> **Exercise goal**
Exactly reproduce the lines that run from the one containing "Recreate this image" through the one containing "120, 140, 160];", ends included, with no pictures.

------ Available records ------

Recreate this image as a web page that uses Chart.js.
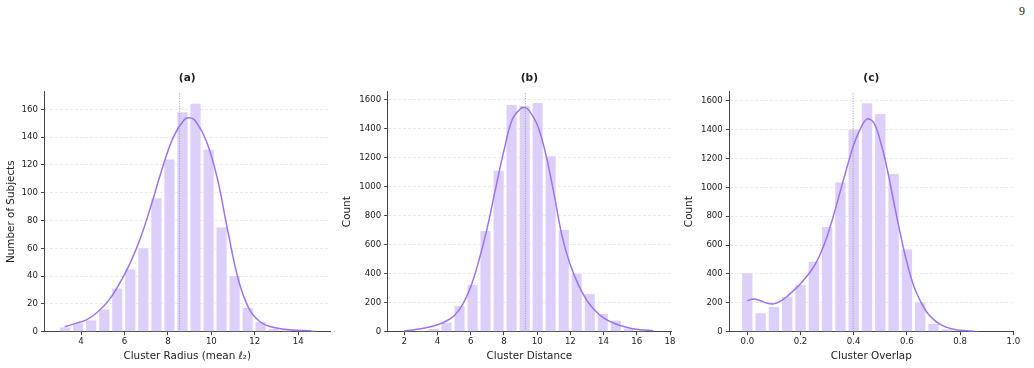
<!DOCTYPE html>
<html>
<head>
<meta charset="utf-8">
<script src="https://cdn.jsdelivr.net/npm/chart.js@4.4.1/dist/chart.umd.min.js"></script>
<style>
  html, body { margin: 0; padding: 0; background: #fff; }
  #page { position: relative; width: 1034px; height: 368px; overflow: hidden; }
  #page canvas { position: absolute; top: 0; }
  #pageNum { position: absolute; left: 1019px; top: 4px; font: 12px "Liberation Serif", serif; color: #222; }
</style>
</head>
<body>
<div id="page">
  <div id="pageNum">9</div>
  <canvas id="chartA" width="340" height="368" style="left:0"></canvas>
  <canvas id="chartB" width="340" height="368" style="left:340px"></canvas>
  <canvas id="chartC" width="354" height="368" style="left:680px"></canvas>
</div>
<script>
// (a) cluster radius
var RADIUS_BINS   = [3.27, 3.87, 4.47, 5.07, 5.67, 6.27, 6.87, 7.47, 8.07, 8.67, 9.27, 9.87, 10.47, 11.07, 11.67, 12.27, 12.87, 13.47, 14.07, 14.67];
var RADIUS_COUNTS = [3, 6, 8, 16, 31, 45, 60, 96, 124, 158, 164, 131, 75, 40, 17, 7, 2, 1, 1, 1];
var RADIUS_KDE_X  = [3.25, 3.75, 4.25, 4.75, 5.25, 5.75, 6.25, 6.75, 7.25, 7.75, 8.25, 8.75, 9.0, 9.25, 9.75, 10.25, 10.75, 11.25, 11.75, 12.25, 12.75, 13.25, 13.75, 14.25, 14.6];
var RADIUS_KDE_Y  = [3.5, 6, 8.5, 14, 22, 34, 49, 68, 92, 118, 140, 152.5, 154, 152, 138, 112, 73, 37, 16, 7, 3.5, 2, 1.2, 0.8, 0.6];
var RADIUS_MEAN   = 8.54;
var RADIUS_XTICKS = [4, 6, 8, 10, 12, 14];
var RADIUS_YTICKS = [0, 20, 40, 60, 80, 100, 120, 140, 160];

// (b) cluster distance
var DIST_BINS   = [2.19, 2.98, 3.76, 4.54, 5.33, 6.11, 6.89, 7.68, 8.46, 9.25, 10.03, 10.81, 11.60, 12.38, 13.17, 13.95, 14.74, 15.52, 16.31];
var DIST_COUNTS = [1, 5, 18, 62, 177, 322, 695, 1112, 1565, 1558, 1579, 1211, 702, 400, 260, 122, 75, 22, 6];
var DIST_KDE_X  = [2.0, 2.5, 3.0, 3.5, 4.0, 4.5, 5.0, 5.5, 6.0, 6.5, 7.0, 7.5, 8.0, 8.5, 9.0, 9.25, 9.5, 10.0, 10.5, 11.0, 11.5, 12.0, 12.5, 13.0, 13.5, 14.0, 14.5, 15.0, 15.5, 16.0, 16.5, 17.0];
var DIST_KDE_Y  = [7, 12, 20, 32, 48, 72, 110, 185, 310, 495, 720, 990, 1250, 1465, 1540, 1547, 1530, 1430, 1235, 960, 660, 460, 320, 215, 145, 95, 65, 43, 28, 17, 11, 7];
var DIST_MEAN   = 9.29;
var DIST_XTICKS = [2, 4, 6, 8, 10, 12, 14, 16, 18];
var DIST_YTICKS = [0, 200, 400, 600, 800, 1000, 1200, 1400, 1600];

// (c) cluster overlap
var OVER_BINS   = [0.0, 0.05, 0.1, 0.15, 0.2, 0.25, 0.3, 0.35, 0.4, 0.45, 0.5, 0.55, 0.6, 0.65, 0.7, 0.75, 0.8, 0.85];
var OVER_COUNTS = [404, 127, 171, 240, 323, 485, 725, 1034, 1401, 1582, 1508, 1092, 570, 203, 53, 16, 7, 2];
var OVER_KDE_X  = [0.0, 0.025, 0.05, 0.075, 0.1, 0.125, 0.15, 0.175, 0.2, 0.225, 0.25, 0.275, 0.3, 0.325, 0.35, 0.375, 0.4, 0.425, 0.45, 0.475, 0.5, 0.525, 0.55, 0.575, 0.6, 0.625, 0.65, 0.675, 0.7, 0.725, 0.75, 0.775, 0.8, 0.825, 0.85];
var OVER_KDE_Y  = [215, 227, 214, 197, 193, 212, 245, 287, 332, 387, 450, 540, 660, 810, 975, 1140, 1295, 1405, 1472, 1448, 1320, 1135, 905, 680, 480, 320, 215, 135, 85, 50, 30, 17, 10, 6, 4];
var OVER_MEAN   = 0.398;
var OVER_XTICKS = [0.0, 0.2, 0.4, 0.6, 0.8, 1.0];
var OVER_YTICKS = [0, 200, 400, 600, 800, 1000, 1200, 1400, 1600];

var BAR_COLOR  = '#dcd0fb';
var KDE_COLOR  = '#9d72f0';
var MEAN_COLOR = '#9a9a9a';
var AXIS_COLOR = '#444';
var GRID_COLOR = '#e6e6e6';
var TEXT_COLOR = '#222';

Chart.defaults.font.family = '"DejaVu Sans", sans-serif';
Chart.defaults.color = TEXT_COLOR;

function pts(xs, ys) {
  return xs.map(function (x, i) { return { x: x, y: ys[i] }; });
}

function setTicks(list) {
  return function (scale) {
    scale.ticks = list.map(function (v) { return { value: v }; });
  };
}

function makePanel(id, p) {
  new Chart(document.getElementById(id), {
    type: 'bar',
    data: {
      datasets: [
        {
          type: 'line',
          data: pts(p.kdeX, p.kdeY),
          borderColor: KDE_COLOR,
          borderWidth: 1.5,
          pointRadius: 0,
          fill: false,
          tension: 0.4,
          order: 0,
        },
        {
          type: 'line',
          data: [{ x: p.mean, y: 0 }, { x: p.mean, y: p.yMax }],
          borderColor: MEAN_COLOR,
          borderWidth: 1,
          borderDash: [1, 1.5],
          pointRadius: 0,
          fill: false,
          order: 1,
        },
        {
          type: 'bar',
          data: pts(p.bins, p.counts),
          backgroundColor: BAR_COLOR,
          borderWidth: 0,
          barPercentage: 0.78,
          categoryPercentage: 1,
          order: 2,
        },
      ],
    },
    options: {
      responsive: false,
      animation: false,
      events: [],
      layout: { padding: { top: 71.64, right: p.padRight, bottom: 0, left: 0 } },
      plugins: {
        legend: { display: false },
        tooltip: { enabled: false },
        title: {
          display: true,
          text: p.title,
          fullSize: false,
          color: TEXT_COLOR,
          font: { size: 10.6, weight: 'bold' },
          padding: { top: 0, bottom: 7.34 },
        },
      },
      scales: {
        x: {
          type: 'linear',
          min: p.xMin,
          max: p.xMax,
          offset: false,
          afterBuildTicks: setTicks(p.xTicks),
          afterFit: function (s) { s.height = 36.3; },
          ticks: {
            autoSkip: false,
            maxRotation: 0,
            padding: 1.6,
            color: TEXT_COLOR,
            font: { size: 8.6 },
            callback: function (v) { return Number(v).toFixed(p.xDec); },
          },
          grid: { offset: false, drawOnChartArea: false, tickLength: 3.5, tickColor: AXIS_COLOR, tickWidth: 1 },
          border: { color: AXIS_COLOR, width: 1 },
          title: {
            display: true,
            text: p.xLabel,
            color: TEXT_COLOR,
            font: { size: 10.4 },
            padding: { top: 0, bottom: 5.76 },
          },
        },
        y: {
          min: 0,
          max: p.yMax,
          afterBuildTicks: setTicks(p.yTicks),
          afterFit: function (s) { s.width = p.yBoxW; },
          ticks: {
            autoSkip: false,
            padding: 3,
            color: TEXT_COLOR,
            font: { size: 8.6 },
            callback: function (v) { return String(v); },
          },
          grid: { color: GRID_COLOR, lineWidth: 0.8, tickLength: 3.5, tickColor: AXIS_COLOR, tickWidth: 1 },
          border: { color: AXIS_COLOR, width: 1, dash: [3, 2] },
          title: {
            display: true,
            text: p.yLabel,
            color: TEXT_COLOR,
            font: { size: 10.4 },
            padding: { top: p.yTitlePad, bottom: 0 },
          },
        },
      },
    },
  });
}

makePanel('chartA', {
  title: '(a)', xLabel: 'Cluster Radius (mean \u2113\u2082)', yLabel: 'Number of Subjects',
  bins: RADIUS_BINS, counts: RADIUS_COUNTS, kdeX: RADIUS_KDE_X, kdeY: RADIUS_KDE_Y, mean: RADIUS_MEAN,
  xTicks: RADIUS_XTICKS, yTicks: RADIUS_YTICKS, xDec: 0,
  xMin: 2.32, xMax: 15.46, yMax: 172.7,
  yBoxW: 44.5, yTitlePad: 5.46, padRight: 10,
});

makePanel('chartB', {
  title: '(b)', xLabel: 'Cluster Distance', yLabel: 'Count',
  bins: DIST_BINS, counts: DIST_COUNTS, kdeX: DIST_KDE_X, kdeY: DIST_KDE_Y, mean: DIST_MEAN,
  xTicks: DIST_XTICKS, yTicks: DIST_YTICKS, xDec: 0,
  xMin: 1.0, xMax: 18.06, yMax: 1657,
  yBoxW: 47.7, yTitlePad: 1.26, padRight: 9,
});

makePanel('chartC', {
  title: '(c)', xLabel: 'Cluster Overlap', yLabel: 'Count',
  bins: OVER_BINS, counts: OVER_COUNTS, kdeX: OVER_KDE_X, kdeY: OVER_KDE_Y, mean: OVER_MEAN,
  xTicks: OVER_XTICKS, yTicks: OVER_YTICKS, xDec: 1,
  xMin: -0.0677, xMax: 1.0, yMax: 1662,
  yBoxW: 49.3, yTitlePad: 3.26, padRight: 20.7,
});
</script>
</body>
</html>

------
------ Available records ------

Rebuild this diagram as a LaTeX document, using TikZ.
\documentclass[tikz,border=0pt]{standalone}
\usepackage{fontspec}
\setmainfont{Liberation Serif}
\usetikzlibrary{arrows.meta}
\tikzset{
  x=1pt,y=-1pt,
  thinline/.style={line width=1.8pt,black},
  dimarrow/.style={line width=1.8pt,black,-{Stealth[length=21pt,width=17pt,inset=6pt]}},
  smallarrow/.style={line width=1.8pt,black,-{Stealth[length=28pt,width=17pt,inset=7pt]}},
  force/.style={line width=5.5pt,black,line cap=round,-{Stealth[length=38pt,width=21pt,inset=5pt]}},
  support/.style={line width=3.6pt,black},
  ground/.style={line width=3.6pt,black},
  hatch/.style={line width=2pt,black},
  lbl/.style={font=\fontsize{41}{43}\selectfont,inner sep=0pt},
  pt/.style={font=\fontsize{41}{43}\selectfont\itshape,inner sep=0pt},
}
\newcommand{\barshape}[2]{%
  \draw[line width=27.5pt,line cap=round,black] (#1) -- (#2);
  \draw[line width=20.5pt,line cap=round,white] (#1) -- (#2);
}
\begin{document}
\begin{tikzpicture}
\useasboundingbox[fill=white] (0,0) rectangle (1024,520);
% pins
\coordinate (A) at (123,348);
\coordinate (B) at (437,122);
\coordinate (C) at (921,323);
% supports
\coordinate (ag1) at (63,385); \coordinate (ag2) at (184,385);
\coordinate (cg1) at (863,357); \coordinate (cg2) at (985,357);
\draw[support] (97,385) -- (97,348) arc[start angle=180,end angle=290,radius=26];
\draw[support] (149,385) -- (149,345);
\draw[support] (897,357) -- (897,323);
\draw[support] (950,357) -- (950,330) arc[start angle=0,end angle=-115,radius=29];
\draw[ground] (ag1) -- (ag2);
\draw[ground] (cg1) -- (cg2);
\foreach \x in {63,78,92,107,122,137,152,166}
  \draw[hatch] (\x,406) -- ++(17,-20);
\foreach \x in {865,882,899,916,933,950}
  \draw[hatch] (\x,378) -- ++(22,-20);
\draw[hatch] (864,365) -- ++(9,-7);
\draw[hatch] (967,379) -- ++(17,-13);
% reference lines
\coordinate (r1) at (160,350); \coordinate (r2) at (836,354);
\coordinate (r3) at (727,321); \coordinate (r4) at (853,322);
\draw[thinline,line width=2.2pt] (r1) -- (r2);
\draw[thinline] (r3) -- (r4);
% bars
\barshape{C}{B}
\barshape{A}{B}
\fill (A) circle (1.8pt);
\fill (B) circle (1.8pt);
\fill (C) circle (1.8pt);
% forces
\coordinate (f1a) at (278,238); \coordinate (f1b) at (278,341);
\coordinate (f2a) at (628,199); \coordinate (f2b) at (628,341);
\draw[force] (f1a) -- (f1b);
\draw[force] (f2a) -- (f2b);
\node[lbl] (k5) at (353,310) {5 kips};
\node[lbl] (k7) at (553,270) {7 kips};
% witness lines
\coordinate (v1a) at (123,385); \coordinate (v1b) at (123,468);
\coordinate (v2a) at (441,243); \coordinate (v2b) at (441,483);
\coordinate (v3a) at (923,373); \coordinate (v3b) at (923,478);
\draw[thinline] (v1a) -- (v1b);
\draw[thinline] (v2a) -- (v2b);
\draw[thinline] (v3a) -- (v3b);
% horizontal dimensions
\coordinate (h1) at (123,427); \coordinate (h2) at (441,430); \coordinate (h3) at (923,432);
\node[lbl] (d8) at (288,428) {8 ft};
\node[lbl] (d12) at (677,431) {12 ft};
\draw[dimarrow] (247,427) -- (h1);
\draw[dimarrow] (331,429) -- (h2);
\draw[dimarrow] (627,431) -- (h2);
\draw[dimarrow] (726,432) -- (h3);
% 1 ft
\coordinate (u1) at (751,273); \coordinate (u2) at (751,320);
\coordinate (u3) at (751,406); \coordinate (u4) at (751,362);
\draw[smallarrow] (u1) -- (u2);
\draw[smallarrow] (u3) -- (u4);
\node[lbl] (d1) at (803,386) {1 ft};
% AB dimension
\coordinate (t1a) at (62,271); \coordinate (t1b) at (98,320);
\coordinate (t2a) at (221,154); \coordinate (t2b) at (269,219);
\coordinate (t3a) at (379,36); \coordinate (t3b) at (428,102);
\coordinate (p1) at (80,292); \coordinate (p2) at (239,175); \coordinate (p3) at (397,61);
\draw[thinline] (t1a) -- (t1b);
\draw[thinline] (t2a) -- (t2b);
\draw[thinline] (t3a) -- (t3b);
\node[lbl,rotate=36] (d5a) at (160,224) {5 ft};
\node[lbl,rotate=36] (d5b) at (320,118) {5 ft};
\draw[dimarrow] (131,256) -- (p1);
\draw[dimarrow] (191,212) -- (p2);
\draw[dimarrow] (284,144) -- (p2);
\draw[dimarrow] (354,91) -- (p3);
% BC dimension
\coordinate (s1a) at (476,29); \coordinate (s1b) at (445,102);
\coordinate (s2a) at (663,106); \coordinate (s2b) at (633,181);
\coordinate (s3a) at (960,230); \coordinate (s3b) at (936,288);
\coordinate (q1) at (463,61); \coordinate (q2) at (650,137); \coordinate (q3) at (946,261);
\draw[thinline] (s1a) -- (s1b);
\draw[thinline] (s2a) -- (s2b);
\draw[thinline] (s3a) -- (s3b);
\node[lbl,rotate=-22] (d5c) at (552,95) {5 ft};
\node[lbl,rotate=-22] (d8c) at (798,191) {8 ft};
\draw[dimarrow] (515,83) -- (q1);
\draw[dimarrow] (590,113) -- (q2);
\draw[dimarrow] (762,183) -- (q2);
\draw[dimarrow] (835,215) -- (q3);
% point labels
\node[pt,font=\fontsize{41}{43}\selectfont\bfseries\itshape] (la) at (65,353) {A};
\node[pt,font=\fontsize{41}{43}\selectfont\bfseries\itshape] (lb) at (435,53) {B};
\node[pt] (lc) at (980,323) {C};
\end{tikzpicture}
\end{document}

------

> **Task answer**
Recreate this image as a web page that uses Chart.js.
<!DOCTYPE html>
<html>
<head>
<meta charset="utf-8">
<script src="https://cdn.jsdelivr.net/npm/chart.js@4.4.1/dist/chart.umd.min.js"></script>
<style>
  html, body { margin: 0; padding: 0; background: #fff; }
  #page { position: relative; width: 1034px; height: 368px; overflow: hidden; }
  #page canvas { position: absolute; top: 0; }
  #pageNum { position: absolute; left: 1019px; top: 4px; font: 12px "Liberation Serif", serif; color: #222; }
</style>
</head>
<body>
<div id="page">
  <div id="pageNum">9</div>
  <canvas id="chartA" width="340" height="368" style="left:0"></canvas>
  <canvas id="chartB" width="340" height="368" style="left:340px"></canvas>
  <canvas id="chartC" width="354" height="368" style="left:680px"></canvas>
</div>
<script>
// (a) cluster radius
var RADIUS_BINS   = [3.27, 3.87, 4.47, 5.07, 5.67, 6.27, 6.87, 7.47, 8.07, 8.67, 9.27, 9.87, 10.47, 11.07, 11.67, 12.27, 12.87, 13.47, 14.07, 14.67];
var RADIUS_COUNTS = [3, 6, 8, 16, 31, 45, 60, 96, 124, 158, 164, 131, 75, 40, 17, 7, 2, 1, 1, 1];
var RADIUS_KDE_X  = [3.25, 3.75, 4.25, 4.75, 5.25, 5.75, 6.25, 6.75, 7.25, 7.75, 8.25, 8.75, 9.0, 9.25, 9.75, 10.25, 10.75, 11.25, 11.75, 12.25, 12.75, 13.25, 13.75, 14.25, 14.6];
var RADIUS_KDE_Y  = [3.5, 6, 8.5, 14, 22, 34, 49, 68, 92, 118, 140, 152.5, 154, 152, 138, 112, 73, 37, 16, 7, 3.5, 2, 1.2, 0.8, 0.6];
var RADIUS_MEAN   = 8.54;
var RADIUS_XTICKS = [4, 6, 8, 10, 12, 14];
var RADIUS_YTICKS = [0, 20, 40, 60, 80, 100, 120, 140, 160];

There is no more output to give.